PITCAIRN: Even today, a visit to Pitcairn is not plain sailing

Sunday, August 22, 1999
Page 1A

Even today, a visit to Pitcairn is not plain sailing


Getting to Pitcairn today isn’t much easier than it was for Fletcher Christian. There’s no airstrip for planes. There’s no regular passenger service of any kind, air or sea. And if you do find a way to get there by boat, it’s entirely possible that the unpredictable South Seas weather will make reaching land impossible for a week or more.

In other words, it’s not just a matter of calling your travel agent. When the mutineers were searching for a place to hide, they did a darned fine job.

The easiest way to get to Pitcairn is to hitch a ride on one of the supply ships that serve the island several times a year. You can join the ship in Auckland, New Zealand; from there, it’s a seven-day ride to Pitcairn. Passage is usually $750 one way.

But that’s how to get there, not how to get back. Once on Pitcairn, you just have to wait for the next ship willing to take you away. It can take weeks; it can take months.

That’s not the only problem. If the seas are too choppy, the ship might not be able to stop and unload, including you. If that happens, you wave good-bye to Pitcairn, then stay on the ship until its next stop, Panama. Then, you wait a few months, fly back to Auckland, and try again. And most of the spots on supply ships are usually filled by Pitcairners returning home from New Zealand.
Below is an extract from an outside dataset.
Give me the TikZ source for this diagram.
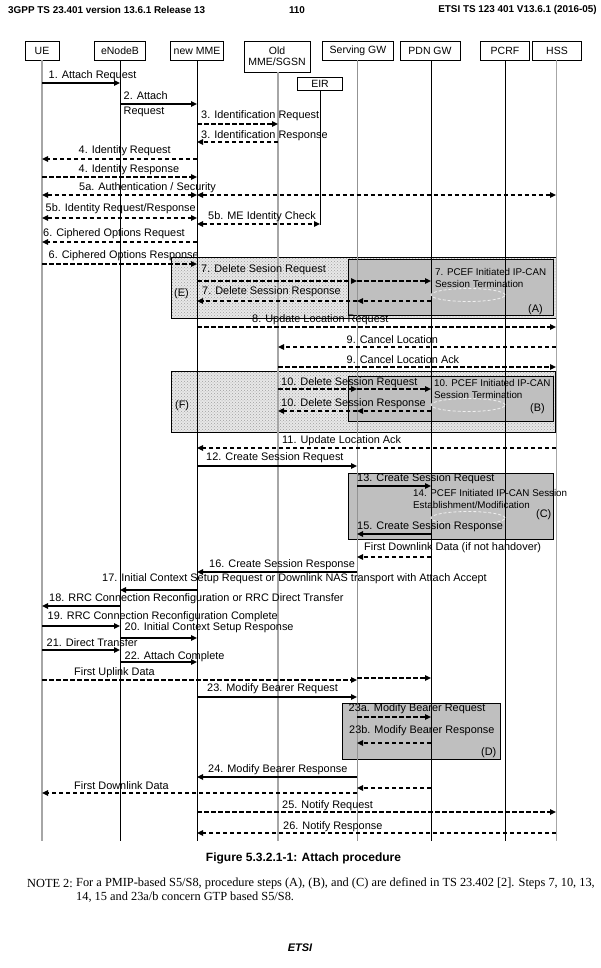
\documentclass[tikz,border=0pt]{standalone}
\usepackage{fontspec}
\setmainfont{Liberation Sans}
\newfontfamily\notefont{Liberation Serif}
\usetikzlibrary{arrows.meta,patterns}
\newcommand\fsz[1]{\fontsize{#1}{#1}\selectfont}
\newcommand\msg[4][sol]{\draw[#1] (#2 |- 0,#4) -- (#3 |- 0,#4);}
\begin{document}
\begin{tikzpicture}[x=1pt,y=-1pt,
 pbox/.style={draw, line width=0.6pt, fill=white, minimum height=19pt, inner sep=0pt, font=\fontsize{10.5}{11.5}\selectfont, align=center},
 lbl/.style={anchor=west, inner sep=0pt, font=\fsz{10.9}},
 sml/.style={anchor=west, inner sep=0pt, font=\fsz{9.8}},
 hdr/.style={inner sep=0pt, font=\bfseries\fsz{9.9}},
 sol/.style={line width=1.5pt, -{Triangle[length=6pt,width=5.5pt]}},
 dsh/.style={sol, dash pattern=on 4.5pt off 2.5pt},
 both/.style={{Triangle[length=6pt,width=5.5pt]}-{Triangle[length=6pt,width=5.5pt]}},
 life/.style={line width=0.8pt},
 lifeg/.style={line width=1.3pt, draw=gray!70},
 grbox/.style={draw, line width=0.8pt, fill=gray!50},
 hbox/.style={draw, line width=0.8pt},
 ell/.style={draw=gray!12, dash pattern=on 3pt off 2pt, line width=0.8pt},
]
\useasboundingbox (0,0) rectangle (601,968);
\fill[white] (0,0) rectangle (601,968);
% header
\node[hdr, anchor=west] (h1) at (8,10) {3GPP TS 23.401 version 13.6.1 Release 13};
\node[hdr] (h2) at (297,10) {110};
\node[hdr, anchor=east] (h3) at (597,10) {ETSI TS 123 401 V13.6.1 (2016-05)};
% lifeline x positions
\coordinate (UE) at (42,0);
\coordinate (ENB) at (120,0);
\coordinate (MME) at (197,0);
\coordinate (OLD) at (278,0);
\coordinate (EIR) at (320,0);
\coordinate (SGW) at (357,0);
\coordinate (PGW) at (431,0);
\coordinate (PCRF) at (505,0);
\coordinate (HSS) at (556,0);
% grouped areas
\fill[gray!18] (171,257) rectangle (556,318);
\fill[pattern=crosshatch dots, pattern color=gray!75] (171,257) rectangle (556,318);
\draw[hbox] (171,257) rectangle (556,318);
\path[grbox] (348,259) rectangle (553,315);
\fill[gray!18] (171,371) rectangle (555,432);
\fill[pattern=crosshatch dots, pattern color=gray!75] (171,371) rectangle (555,432);
\draw[hbox] (171,371) rectangle (555,432);
\path[grbox] (348,376) rectangle (553,421);
\path[grbox] (348,473) rectangle (553,539);
\path[grbox] (342,703) rectangle (500,759);
% participants
\node[pbox, minimum width=34pt] (ueb) at (42,50.5) {UE};
\node[pbox, minimum width=51pt] (enbb) at (120,50.5) {eNodeB};
\node[pbox, minimum width=53pt] (mmeb) at (197,50.5) {new MME};
\node[pbox, minimum width=66pt, minimum height=31pt] (oldb) at (277,56.5) {Old\\MME/SGSN};
\node[pbox, minimum width=71pt] (sgwb) at (358,50.5) {Serving GW};
\node[pbox, minimum width=60pt] (pgwb) at (430,50.5) {PDN GW};
\node[pbox, minimum width=49pt] (pcrfb) at (505,50.5) {PCRF};
\node[pbox, minimum width=49pt] (hssb) at (557,50.5) {HSS};
\node[pbox, minimum width=45pt, minimum height=13pt] (eirb) at (320,83.5) {EIR};
% lifelines
\draw[lifeg] (UE |- ueb.south) -- (UE |- 0,841);
\draw[life] (ENB |- enbb.south) -- (ENB |- 0,841);
\draw[life] (MME |- mmeb.south) -- (MME |- 0,841);
\draw[lifeg] (OLD |- oldb.south) -- (OLD |- 0,841);
\draw[life] (EIR |- eirb.south) -- (EIR |- 0,225);
\draw[lifeg, line width=1pt, draw=gray!85] (SGW |- sgwb.south) -- (SGW |- 0,841);
\draw[life] (PGW |- pgwb.south) -- (PGW |- 0,841);
\draw[life] (PCRF |- pcrfb.south) -- (PCRF |- 0,841);
\draw[lifeg, line width=1pt] (HSS |- hssb.south) -- (HSS |- 0,841);
% messages
\msg{UE}{ENB}{83}
\node[lbl] (t1) at (48.5,76) {1. Attach Request};
\msg{ENB}{MME}{104}
\node[lbl] (t2a) at (123.5,96) {2. Attach};
\node[lbl] (t2b) at (123.5,112) {Request};
\msg[dsh]{MME}{OLD}{124}
\node[lbl] (t3a) at (201,116) {3. Identification Request};
\msg[dsh]{OLD}{MME}{142}
\node[lbl] (t3b) at (201,136) {3. Identification Response};
\msg[dsh]{MME}{UE}{159}
\node[lbl] (t4a) at (78.5,151) {4. Identity Request};
\msg[dsh]{UE}{MME}{177}
\node[lbl] (t4b) at (78.5,170) {4. Identity Response};
\msg[dsh,both]{UE}{MME}{195}
\msg[dsh,both]{MME}{HSS}{195}
\node[lbl] (t5a) at (79,188) {5a. Authentication / Security};
\msg[dsh,both]{UE}{MME}{218}
\node[lbl] (t5b) at (45.5,209) {5b. Identity Request/Response};
\msg[dsh,both]{MME}{EIR}{224}
\node[lbl] (t5c) at (208,217) {5b. ME Identity Check};
\msg[dsh]{MME}{UE}{242}
\node[lbl] (t6a) at (43,234) {6. Ciphered Options Request};
\msg[dsh]{UE}{MME}{264}
\node[lbl] (t6b) at (48.5,256) {6. Ciphered Options Response};
% (E)/(A)
\msg[dsh]{MME}{SGW}{281}
\msg[dsh]{SGW}{PGW}{281}
\node[lbl] (t7a) at (201,270) {7. Delete Sesion Request};
\node[sml] (t7p) at (435,272) {7. PCEF Initiated IP-CAN};
\node[sml] (t7q) at (435,284) {Session Termination};
\draw[ell] (468,295) ellipse [x radius=37pt, y radius=6.5pt];
\msg[dsh]{PGW}{SGW}{301}
\msg[dsh]{SGW}{MME}{301}
\node[lbl] (t7b) at (202,292) {7. Delete Session Response};
\node[lbl] (tE) at (174,294) {(E)};
\node[lbl] (tA) at (528,310) {(A)};
\msg[dsh]{MME}{HSS}{327}
\node[lbl] (t8) at (252,320) {8. Update Location Request};
\msg[dsh]{HSS}{OLD}{347}
\node[lbl] (t9a) at (346.5,340) {9. Cancel Location};
\msg[dsh]{OLD}{HSS}{367}
\node[lbl] (t9b) at (346.5,360) {9. Cancel Location Ack};
% (F)/(B)
\msg[dsh]{OLD}{SGW}{389}
\msg[dsh]{SGW}{PGW}{389}
\node[lbl] (t10a) at (281,383) {10. Delete Session Request};
\node[sml] (t10p) at (434,383) {10. PCEF Initiated IP-CAN};
\node[sml] (t10q) at (434,395) {Session Termination};
\draw[ell] (468,405) ellipse [x radius=37pt, y radius=6.5pt];
\msg[dsh]{PGW}{SGW}{411}
\msg[dsh]{SGW}{OLD}{411}
\node[lbl] (t10b) at (281,404) {10. Delete Session Response};
\node[lbl] (tF) at (175,406) {(F)};
\node[lbl] (tB) at (530,409) {(B)};
\msg[dsh]{HSS}{MME}{448}
\node[lbl] (t11) at (282,441) {11. Update Location Ack};
\msg{MME}{SGW}{466}
\node[lbl] (t12) at (206,458) {12. Create Session Request};
% (C)
\msg{SGW}{PGW}{486}
\node[lbl] (t13) at (357,479) {13. Create Session Request};
\node[sml] (t14a) at (413,493) {14. PCEF Initiated IP-CAN Session};
\node[sml] (t14b) at (413,505) {Establishment/Modification};
\draw[ell] (468,518) ellipse [x radius=37pt, y radius=6.5pt];
\node[lbl] (tC) at (536,515) {(C)};
\msg{PGW}{SGW}{534}
\node[lbl] (t15) at (357,527) {15. Create Session Response};
\msg[dsh]{PGW}{SGW}{557}
\node[lbl] (tfd1) at (364,548) {First Downlink Data (if not handover)};
\msg{SGW}{MME}{572}
\node[lbl] (t16) at (209,565) {16. Create Session Response};
\msg{MME}{ENB}{590}
\node[lbl] (t17) at (102,579) {17. Initial Context Setup Request or Downlink NAS transport with Attach Accept};
\msg{ENB}{UE}{606}
\node[lbl] (t18) at (49,599) {18. RRC Connection Reconfiguration or RRC Direct Transfer};
\msg{UE}{ENB}{626}
\node[lbl] (t19) at (47.5,617) {19. RRC Connection Reconfiguration Complete};
\msg{ENB}{MME}{638}
\node[lbl] (t20) at (124.5,628) {20. Initial Context Setup Response};
\msg{UE}{ENB}{650}
\node[lbl] (t21) at (46.5,643) {21. Direct Transfer};
\msg{ENB}{MME}{662}
\node[lbl] (t22) at (124.5,657) {22. Attach Complete};
\msg[dsh]{UE}{SGW}{680}
\msg[dsh]{SGW}{PGW}{678}
\node[lbl] (tfu) at (74,673) {First Uplink Data};
\msg{MME}{SGW}{697}
\node[lbl] (t23) at (207,689) {23. Modify Bearer Request};
% (D)
\msg[dsh]{SGW}{PGW}{717}
\node[lbl] (t23a) at (348.5,709) {23a. Modify Bearer Request};
\msg[dsh]{PGW}{SGW}{743}
\node[lbl] (t23b) at (349,731) {23b. Modify Bearer Response};
\node[lbl] (tD) at (481,753) {(D)};
\msg{SGW}{MME}{777}
\node[lbl] (t24) at (208,770) {24. Modify Bearer Response};
\msg[dsh]{PGW}{SGW}{788}
\msg[dsh]{SGW}{UE}{793}
\node[lbl] (tfd2) at (74,786) {First Downlink Data};
\msg[dsh]{MME}{HSS}{812}
\node[lbl] (t25) at (282,806) {25. Notify Request};
\msg[dsh]{HSS}{MME}{833}
\node[lbl] (t26) at (283,827) {26. Notify Response};
% caption and note
\node[inner sep=0pt, font=\bfseries\fsz{12}] (cap) at (303.5,858) {Figure 5.3.2.1-1: Attach procedure};
\node[anchor=west, inner sep=0pt, font=\notefont\fsz{12.35}] (n0) at (27,883) {NOTE 2:};
\node[anchor=west, inner sep=0pt, font=\notefont\fsz{12.35}] (n1) at (76,883) {For a PMIP-based S5/S8, procedure steps (A), (B), and (C) are defined in TS 23.402 [2]. Steps 7, 10, 13,};
\node[anchor=west, inner sep=0pt, font=\notefont\fsz{12.35}] (n2) at (76,897) {14, 15 and 23a/b concern GTP based S5/S8.};
\node[inner sep=0pt, font=\bfseries\itshape\fsz{11}] (etsi) at (300,948) {ETSI};
\end{tikzpicture}
\end{document}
But you can try: contact the island’s New Zealand government offices (British Consulate General, Pitcairn Island Administration, Private Bag 92014, Auckland, New Zealand).

If you’re willing to accept just seeing Pitcairn, without setting foot on it, a number of around-the-world cruise ships pass by. But their prices – sometimes $20,000 or more – usually aren’t worth it for the average Fletcher Christian groupie. A travel agent can tell you more.

The most reliable way of getting to Pitcairn – the way The Blade chose – is to charter a boat. You can fly from Toledo to Tahiti, then catch Air Tahiti’s once-a-week flight to Mangareva, a small island (population 600) in southeast French Polynesia. Mangareva is as close to Pitcairn as you can get by air. From there, it’s usually a two or three-day sail.

Ocean Voyages, a travel agency in Sausalito, Calif., is the only company that regularly sends charters to Pitcairn, usually once a year. It serves as a broker for yachts and other vessels willing to take people to far-flung locations.

Be prepared to pay anywhere from $5,000 to $8,000 to stay from two to 10 days on Pitcairn. And that doesn’t include $2,000 for airline tickets and other costs. But it’s just about the only way to arrange a short, defined stay. You can contact Ocean Voyages at (415) 332-4681.

If you plan to stay on Pitcairn for more than a few hours, you need the permission of the Island Council. You may have to write to explain why you want to visit. Questions? Contact the island government in New Zealand.

Once you get to Pitcairn, be prepared to walk. The hills are steep, and some of the most interesting places, like the cave from which Fletcher Christian watched the sea, require serious athleticism to reach. (Even some islanders think anyone who goes to Down Rope – a small beach reachable by a few slippery goat trails down a 700-foot cliff – is a bit crazy.)

While there, you’ll pay an island family the absurdly low price of around $25 a day for a bed and three huge meals.

And if you love Pitcairn so much that you want to live there? You can apply for a visa to stay up to six months, which must be approved by the Island Council. You can rent space in someone’s home, or ask for permission to build your own, which can cost $10,000 to $20,000. If you get along with the islanders and prove you are not a drain on the society, you’ll be allowed to renew that six-month visa several times, and eventually you might be granted a seven-year residence visa.

After those seven years, you’re a full-fledged Pitcairner, and the whole world will think you’ve got Fletcher Christian’s blood coursing through your veins.